Identify each line in the records below that contains the word "chart", and copy it.

*** The input ***

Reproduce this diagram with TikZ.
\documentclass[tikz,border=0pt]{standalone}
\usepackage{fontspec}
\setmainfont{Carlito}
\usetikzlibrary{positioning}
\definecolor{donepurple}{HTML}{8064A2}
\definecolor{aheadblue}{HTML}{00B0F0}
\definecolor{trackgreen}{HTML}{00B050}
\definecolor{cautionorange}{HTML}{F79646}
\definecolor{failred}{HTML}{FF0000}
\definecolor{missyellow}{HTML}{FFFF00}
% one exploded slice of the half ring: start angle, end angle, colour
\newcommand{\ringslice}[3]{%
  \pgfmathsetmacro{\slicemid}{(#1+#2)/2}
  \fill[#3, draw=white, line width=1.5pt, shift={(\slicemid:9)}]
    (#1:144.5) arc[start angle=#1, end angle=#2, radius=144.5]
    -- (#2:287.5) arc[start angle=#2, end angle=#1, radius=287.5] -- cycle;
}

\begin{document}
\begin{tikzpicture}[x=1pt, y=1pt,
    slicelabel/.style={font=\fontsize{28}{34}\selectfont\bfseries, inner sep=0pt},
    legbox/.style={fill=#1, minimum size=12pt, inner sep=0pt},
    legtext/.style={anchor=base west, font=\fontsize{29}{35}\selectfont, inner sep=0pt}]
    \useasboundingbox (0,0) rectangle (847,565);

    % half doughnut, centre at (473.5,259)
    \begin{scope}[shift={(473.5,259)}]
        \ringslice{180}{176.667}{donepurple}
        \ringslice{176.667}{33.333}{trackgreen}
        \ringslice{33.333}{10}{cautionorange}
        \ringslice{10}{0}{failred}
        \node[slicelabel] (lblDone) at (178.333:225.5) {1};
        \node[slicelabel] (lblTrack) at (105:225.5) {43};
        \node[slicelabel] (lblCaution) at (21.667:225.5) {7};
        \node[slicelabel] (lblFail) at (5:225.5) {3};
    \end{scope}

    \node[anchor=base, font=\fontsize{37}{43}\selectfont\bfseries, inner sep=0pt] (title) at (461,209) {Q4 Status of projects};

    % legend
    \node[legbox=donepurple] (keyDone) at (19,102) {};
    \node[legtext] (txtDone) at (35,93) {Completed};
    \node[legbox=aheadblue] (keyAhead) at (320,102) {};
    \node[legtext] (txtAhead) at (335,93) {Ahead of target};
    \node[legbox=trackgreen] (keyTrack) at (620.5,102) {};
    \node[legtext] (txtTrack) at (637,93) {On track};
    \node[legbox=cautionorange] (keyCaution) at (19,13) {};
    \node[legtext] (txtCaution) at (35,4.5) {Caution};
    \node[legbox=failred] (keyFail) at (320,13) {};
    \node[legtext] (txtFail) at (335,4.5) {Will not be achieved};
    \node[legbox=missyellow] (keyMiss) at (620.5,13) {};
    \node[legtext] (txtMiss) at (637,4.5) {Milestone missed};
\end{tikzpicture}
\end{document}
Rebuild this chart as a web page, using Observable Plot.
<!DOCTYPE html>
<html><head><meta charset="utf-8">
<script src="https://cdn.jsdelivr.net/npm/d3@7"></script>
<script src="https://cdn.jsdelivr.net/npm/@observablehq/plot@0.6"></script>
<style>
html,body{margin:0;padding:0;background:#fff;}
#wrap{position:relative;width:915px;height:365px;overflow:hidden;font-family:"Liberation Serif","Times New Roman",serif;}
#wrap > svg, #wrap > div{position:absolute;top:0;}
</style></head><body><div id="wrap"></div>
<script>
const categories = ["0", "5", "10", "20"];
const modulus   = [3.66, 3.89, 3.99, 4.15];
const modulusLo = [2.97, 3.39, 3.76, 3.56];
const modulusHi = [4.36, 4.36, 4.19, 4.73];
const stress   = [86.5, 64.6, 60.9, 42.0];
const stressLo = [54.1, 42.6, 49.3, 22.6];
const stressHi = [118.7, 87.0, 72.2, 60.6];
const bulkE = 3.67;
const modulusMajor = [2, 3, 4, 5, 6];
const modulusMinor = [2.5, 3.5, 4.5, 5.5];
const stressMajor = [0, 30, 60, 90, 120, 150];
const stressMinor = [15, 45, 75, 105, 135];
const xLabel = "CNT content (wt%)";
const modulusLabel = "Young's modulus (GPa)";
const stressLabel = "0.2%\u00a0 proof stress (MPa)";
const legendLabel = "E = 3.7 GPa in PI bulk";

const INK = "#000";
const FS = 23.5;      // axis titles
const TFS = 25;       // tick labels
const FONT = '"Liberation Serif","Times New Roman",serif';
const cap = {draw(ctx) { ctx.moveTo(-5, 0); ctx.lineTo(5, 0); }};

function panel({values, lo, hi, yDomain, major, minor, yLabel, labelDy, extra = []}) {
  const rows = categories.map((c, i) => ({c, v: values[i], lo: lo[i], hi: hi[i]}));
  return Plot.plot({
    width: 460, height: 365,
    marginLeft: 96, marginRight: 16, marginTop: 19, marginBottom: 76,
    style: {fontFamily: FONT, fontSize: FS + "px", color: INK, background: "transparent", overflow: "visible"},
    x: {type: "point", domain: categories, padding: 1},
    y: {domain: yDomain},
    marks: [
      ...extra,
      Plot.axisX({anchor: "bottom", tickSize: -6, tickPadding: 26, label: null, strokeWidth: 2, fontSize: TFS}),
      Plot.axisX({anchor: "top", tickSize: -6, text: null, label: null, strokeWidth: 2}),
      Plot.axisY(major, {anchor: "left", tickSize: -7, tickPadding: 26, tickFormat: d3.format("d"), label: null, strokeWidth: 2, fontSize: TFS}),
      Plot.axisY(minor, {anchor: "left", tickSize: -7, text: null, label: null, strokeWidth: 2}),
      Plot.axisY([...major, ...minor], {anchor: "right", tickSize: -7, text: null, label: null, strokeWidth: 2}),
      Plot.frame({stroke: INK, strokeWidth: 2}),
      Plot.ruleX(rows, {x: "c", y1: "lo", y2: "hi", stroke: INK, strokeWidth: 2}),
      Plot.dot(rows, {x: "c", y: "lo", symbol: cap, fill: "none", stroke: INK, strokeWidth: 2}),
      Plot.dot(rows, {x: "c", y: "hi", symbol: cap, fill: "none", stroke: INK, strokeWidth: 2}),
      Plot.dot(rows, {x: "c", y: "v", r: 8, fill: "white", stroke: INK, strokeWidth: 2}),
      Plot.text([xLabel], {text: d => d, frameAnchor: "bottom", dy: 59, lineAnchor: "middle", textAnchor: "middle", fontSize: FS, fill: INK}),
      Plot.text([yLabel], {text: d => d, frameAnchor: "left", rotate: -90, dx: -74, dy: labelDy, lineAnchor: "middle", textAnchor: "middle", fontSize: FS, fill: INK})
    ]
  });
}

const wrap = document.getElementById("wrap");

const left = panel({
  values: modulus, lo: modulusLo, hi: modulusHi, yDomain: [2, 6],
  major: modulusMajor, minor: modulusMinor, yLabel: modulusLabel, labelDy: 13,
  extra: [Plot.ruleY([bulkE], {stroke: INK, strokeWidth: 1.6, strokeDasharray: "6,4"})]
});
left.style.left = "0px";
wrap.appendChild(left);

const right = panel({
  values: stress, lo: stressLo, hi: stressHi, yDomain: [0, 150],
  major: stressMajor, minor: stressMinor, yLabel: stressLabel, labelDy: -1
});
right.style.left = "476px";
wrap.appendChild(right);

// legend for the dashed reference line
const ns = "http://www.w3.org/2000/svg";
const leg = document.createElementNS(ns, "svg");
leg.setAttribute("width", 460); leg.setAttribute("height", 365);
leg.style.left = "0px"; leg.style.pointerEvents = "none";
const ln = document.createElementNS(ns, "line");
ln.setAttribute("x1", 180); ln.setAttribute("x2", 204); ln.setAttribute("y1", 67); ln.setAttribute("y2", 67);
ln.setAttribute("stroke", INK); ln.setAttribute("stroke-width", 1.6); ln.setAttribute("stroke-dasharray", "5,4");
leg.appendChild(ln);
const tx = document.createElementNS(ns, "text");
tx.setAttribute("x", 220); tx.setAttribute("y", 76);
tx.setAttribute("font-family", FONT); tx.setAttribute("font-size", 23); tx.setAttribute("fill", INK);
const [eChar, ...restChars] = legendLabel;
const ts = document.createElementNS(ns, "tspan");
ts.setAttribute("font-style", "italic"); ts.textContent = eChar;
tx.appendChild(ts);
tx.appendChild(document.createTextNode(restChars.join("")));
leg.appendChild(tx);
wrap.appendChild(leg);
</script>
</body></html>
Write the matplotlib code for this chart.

***

The answer.
Rebuild this chart as a web page, using Observable Plot.
Write the matplotlib code for this chart.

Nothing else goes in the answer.